Alignment with Antitrust Law Purposes
The Court concluded that allowing consumers to sue aligns with the fundamental purposes of antitrust laws. The Sherman Act and the Clayton Act aim to protect consumers from monopolistic practices that lead to higher-than-competitive prices. By recognizing consumers who directly purchase from a monopolistic retailer as legitimate plaintiffs, the Court reinforced the goal of antitrust laws to promote fair competition and prevent market abuse. The decision highlights that antitrust enforcement should focus on the substance of economic transactions rather than formalistic distinctions, ensuring that consumers harmed by monopolistic conduct can seek redress. The Court’s ruling ensures that statutory text and judicial precedent effectively address and mitigate the harms caused by monopolistic behavior in retail markets.

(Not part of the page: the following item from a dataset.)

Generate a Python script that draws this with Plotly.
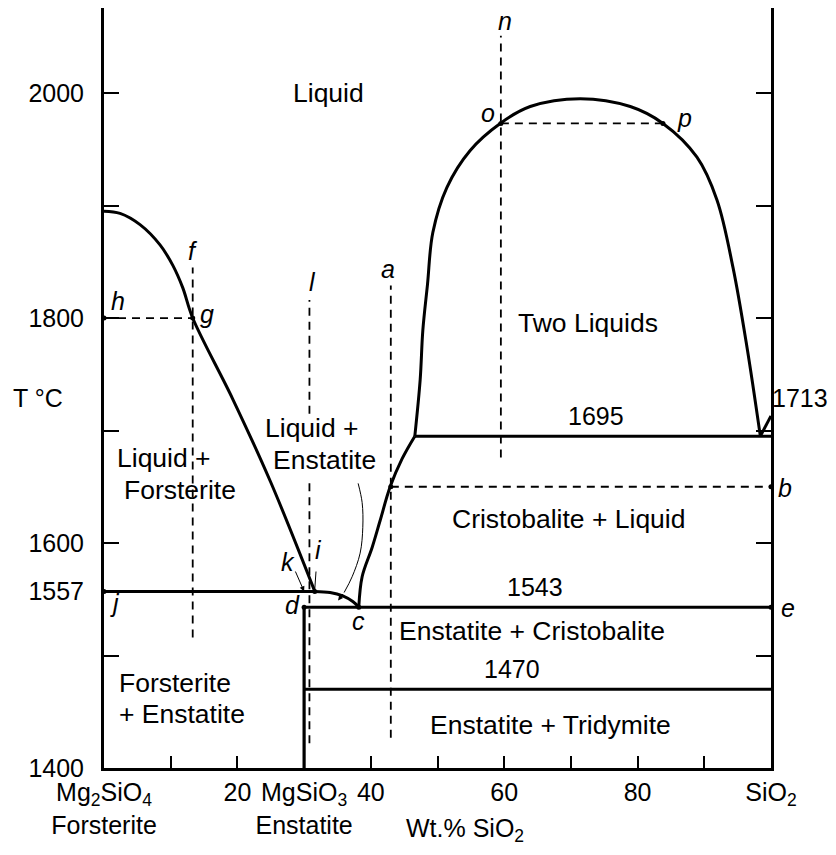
import plotly.graph_objects as go

# ---------------- data ----------------
# Forsterite liquidus (Mg2SiO4 melting point down to peritectic i)
forst_liq_x = [0, 2.4, 5.4, 8.4, 10.3, 11.8, 13.3, 19.3, 25.0, 31.6]
forst_liq_T = [1895, 1893, 1883, 1865, 1847, 1827, 1800, 1728, 1654, 1557]
# Enstatite liquidus (i to eutectic c)
enst_liq_x = [31.6, 33.9, 35.8, 37.3, 38.2]
enst_liq_T = [1557, 1556, 1553, 1548, 1543]
# Cristobalite liquidus (c up to 1695 monotectic)
cris_liq_x = [38.2, 38.7, 40.2, 41.4, 42.9, 44.7, 46.6]
cris_liq_T = [1543, 1570, 1596, 1620, 1650, 1675, 1695]
# Two-liquid solvus (dome)
dome_x = [46.6, 47.4, 47.8, 48.5, 49.3, 51.4, 54.9, 59.4, 63.9, 71.4, 78.9,
          83.8, 88.9, 91.9, 94.3, 96.4, 98.4]
dome_T = [1695, 1745, 1789, 1830, 1876, 1916, 1949, 1973, 1988, 1995, 1988,
          1973, 1943, 1905, 1845, 1774, 1695]
# Cristobalite liquidus near pure SiO2
sio2_liq_x = [98.4, 100]
sio2_liq_T = [1695, 1713]

# Isotherms: (T, x_start, x_end)
isotherm_T = [1695, 1557, 1543, 1470]
isotherm_x0 = [46.6, 0, 30, 30]
isotherm_x1 = [100, 31.6, 100, 100]
isotherm_lbl_x = [73.8, None, 64.6, 61.2]

# Enstatite composition line
enstatite_x = 30
enstatite_T = [1400, 1543]

# Dashed construction lines
dash_vert_x = [13.3, 30.8, 30.8, 43.0, 59.5]
dash_vert_T0 = [1516, 1422, 1715, 1427, 1676]
dash_vert_T1 = [1845, 1658, 1816, 1829, 2051]
dash_hor_T = [1800, 1973, 1650]
dash_hor_x0 = [0, 59.5, 43.0]
dash_hor_x1 = [13.3, 83.8, 100]

# Marked points
pt_x = [0, 13.3, 59.5, 83.8, 43.0, 100, 100, 0, 30, 38.2, 31.6]
pt_T = [1800, 1800, 1973, 1973, 1650, 1650, 1543, 1557, 1543, 1543, 1557]

# Point letters
letters = ["n", "o", "p", "f", "h", "g", "l", "a", "k", "i", "j", "d", "c", "b", "e"]
letter_x = [60.1, 57.6, 87.1, 13.3, 2.1, 15.4, 31.2, 42.6, 27.6, 32.1, 1.6, 28.2, 38.1, 102.1, 102.5]
letter_T = [2064, 1982, 1978, 1860, 1815, 1804, 1832, 1844, 1583, 1594, 1547, 1545, 1531, 1649, 1542]

# Field labels
fields = ["Liquid", "Two Liquids", "Liquid +", "Forsterite", "Liquid +", "Enstatite",
          "Cristobalite + Liquid", "Enstatite + Cristobalite", "Enstatite + Tridymite"]
field_x = [33.7, 72.6, 9.0, 11.4, 31.2, 33.0, 69.7, 64.2, 67.0]
field_T = [2000, 1796, 1676, 1647, 1702, 1674, 1621, 1522, 1438]
fe_lines = ["Forsterite", "+ Enstatite"]
fe_x = [1.95, 1.95]
fe_T = [1476, 1448]

# Leader curve from "Liquid + Enstatite" to the enstatite liquidus
leader_x = [38.1, 38.7, 38.8, 38.4, 37.2, 36.0]
leader_T = [1653, 1636, 1614, 1591, 1570, 1556]

# Axes
y_tickvals = [1400, 1500, 1557, 1600, 1700, 1800, 1900, 2000]
y_ticktext = ["1400", "", "1557", "1600", "", "1800", "", "2000"]
y2_tickvals = [1500, 1600, 1700, 1800, 1900, 2000]
x_tickvals = [0, 10, 20, 30, 40, 50, 60, 70, 80, 90, 100]
x_ticktext = ["Mg<sub>2</sub>SiO<sub>4</sub><br>Forsterite", "", "20",
              "MgSiO<sub>3</sub><br>Enstatite", "40", "", "60", "", "80", "",
              "SiO<sub>2</sub>"]
X_MIN, X_MAX = 0, 100
Y_MIN, Y_MAX = 1400, 2075.6

FONT = "Liberation Sans, Arial, Helvetica, sans-serif"
BLK = "black"

fig = go.Figure()

def solid(x, y, w=3, spline=False):
    fig.add_trace(go.Scatter(x=x, y=y, mode="lines",
                             line=dict(color=BLK, width=w,
                                       shape="spline" if spline else "linear",
                                       smoothing=1.0 if spline else None),
                             showlegend=False, hoverinfo="skip"))

def dashed(x, y):
    fig.add_trace(go.Scatter(x=x, y=y, mode="lines",
                             line=dict(color=BLK, width=1.8, dash="8px,6px"),
                             showlegend=False, hoverinfo="skip"))

# dashed construction lines
for x, t0, t1 in zip(dash_vert_x, dash_vert_T0, dash_vert_T1):
    dashed([x, x], [t0, t1])
for t, x0, x1 in zip(dash_hor_T, dash_hor_x0, dash_hor_x1):
    dashed([x0, x1], [t, t])

# phase boundaries
solid(forst_liq_x, forst_liq_T, spline=True)
solid(enst_liq_x, enst_liq_T, spline=True)
solid(cris_liq_x, cris_liq_T, spline=True)
solid(dome_x, dome_T, spline=True)
solid(sio2_liq_x, sio2_liq_T)
for t, x0, x1 in zip(isotherm_T, isotherm_x0, isotherm_x1):
    solid([x0, x1], [t, t])
solid([enstatite_x, enstatite_x], enstatite_T, w=3.2)

# leader line
solid(leader_x, leader_T, w=1, spline=True)

# points
fig.add_trace(go.Scatter(x=pt_x, y=pt_T, mode="markers",
                         marker=dict(color=BLK, size=5), cliponaxis=False,
                         showlegend=False, hoverinfo="skip"))

# right axis (needs a trace)
fig.add_trace(go.Scatter(x=[100], y=[1713], yaxis="y2", mode="markers",
                         marker=dict(color=BLK, size=1, opacity=0),
                         showlegend=False, hoverinfo="skip"))


def place(x, t):
    """Annotation position; outside the data range, switch to paper coords."""
    if X_MIN <= x <= X_MAX and Y_MIN <= t <= Y_MAX:
        return dict(x=x, y=t, xref="x", yref="y")
    return dict(x=(x - X_MIN) / (X_MAX - X_MIN), y=(t - Y_MIN) / (Y_MAX - Y_MIN),
                xref="paper", yref="paper")


def text(s, x, t, size=26, **kw):
    d = place(x, t)
    d.update(dict(text=s, showarrow=False, xanchor="center", yanchor="middle",
                  font=dict(size=size, family=FONT, color=BLK)))
    d.update(kw)
    return d


ann = []
for s, x, t in zip(letters, letter_x, letter_T):
    ann.append(text("<i>%s</i>" % s, x, t, size=25))
for s, x, t in zip(fields, field_x, field_T):
    ann.append(text(s, x, t, size=26.5))
for s, x, t in zip(fe_lines, fe_x, fe_T):
    ann.append(text(s, x, t, size=26.5, xanchor="left"))
for t, lx in zip(isotherm_T, isotherm_lbl_x):
    if lx is not None:
        ann.append(text(str(t), lx, t + 18, size=25))
ann.append(text(str(sio2_liq_T[-1]), 104.4, 1729, size=25))
ann.append(text("T °C", -9.9, 1729, size=25))
ann.append(text("Wt.% SiO<sub>2</sub>", 54.1, 1345, size=25))

# arrows: k -> enstatite on 1557, leader tip, i pointer
ann.append(dict(x=30, y=1557, ax=28.6, ay=1576, axref="x", ayref="y",
                xref="x", yref="y",
                showarrow=True, arrowhead=2, arrowsize=1, arrowwidth=1,
                arrowcolor=BLK, text=""))
ann.append(dict(x=35.1, y=1549, ax=36.0, ay=1556, axref="x", ayref="y",
                xref="x", yref="y",
                showarrow=True, arrowhead=2, arrowsize=1, arrowwidth=1,
                arrowcolor=BLK, text=""))
ann.append(dict(x=31.6, y=1559, ax=31.8, ay=1576, axref="x", ayref="y",
                xref="x", yref="y",
                showarrow=True, arrowhead=0, arrowwidth=1,
                arrowcolor=BLK, text=""))

# the page body has an 8px margin on every side: size the figure so it fits
# the window without overflow and the plot area lands where the reference has it
fig.update_layout(
    width=820, height=839,
    margin=dict(l=96, r=57, t=0, b=79, autoexpand=False),
    paper_bgcolor="white", plot_bgcolor="white",
    font=dict(family=FONT, size=25, color=BLK),
    showlegend=False,
    annotations=ann,
    xaxis=dict(range=[X_MIN, X_MAX], showgrid=False, zeroline=False,
               showline=True, linecolor=BLK, linewidth=3,
               ticks="inside", ticklen=12, tickwidth=2, tickcolor=BLK,
               tickvals=x_tickvals, ticktext=x_ticktext,
               tickfont=dict(size=25, family=FONT, color=BLK),
               ticklabelstandoff=0),
    yaxis=dict(range=[Y_MIN, Y_MAX], showgrid=False, zeroline=False,
               showline=True, linecolor=BLK, linewidth=3,
               ticks="inside", ticklen=15, tickwidth=2, tickcolor=BLK,
               tickvals=y_tickvals, ticktext=y_ticktext,
               tickfont=dict(size=25, family=FONT, color=BLK),
               ticklabelstandoff=12),
    yaxis2=dict(range=[Y_MIN, Y_MAX], overlaying="y", side="right", anchor="x",
                showgrid=False, zeroline=False,
                showline=True, linecolor=BLK, linewidth=3,
                ticks="inside", ticklen=15, tickwidth=2, tickcolor=BLK,
                tickvals=y2_tickvals, showticklabels=False),
)

fig.write_html("out.html")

Structure of Retailer and Antitrust Claims
The Court examined Apple's structure as a retailer collecting commissions from app sales and concluded that this arrangement does not insulate Apple from antitrust claims by direct purchasers. Apple’s role as both the platform provider and the transaction intermediary places it in the position of a seller, directly interacting with consumers. The Court reasoned that the absence of an intermediary between Apple and the consumer supports the classification of consumers as direct purchasers. Therefore, Apple's collection of a 30% commission on app sales constitutes a direct transaction with consumers, making them eligible to pursue antitrust claims against Apple. The Court’s decision affirms that the structure of a retailer's business model does not alter the direct purchaser status of consumers or exempt the retailer from accountability under antitrust laws.